Requesting a Reconsideration of Value

If the appraised value comes in lower than expected, you can request a reconsideration of value through your lender. Fannie Mae limits borrowers to one ROV per appraisal report, so making it count matters.10Fannie Mae. Reconsideration of Value

Your lender provides the ROV form, which must include:11Fannie Mae. Appraisal Quality Matters

  • Basic identifiers: Your name, the property address, the appraisal’s effective date, the appraiser’s name, and the date of your request.
  • Specific problems: A clear description of what’s unsupported, inaccurate, or deficient in the report. Vague complaints about the value being “too low” won’t move the needle — you need to point to specific errors or omissions.
  • Supporting data: Up to five additional comparable properties (with MLS listing numbers or other verifiable data sources) that you believe better represent your home’s market position.
  • Explanation: A written statement connecting your new data to the value dispute — why these comparables or corrections support a different conclusion.

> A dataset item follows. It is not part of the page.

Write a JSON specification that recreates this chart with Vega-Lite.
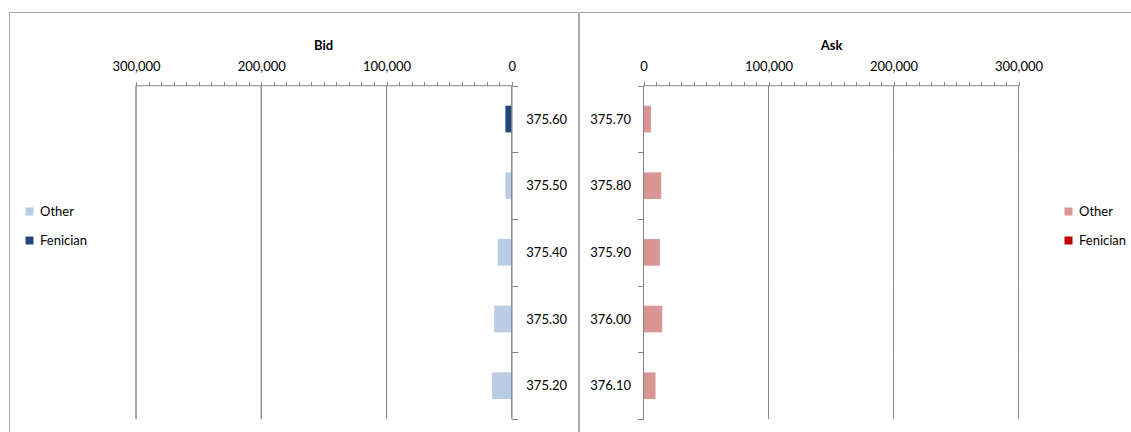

If your request is missing any of these elements, the lender is responsible for working with you to fill in the gaps before sending it to the appraiser. Even minor factual errors that don’t change the value — a wrong year built, an incorrect room count — must be corrected by the appraiser once identified. For material deficiencies that do affect value, the lender must work with the appraiser to resolve them.10Fannie Mae. Reconsideration of Value

The strongest ROV requests focus on concrete, verifiable problems: a comparable sale the appraiser missed that closed last week two blocks away, a finished basement the appraiser recorded as unfinished, or an adjustment that contradicts paired-sales data from the same neighborhood. You can also cancel an ROV request if circumstances change — your lender is required to explain the cancellation process to you.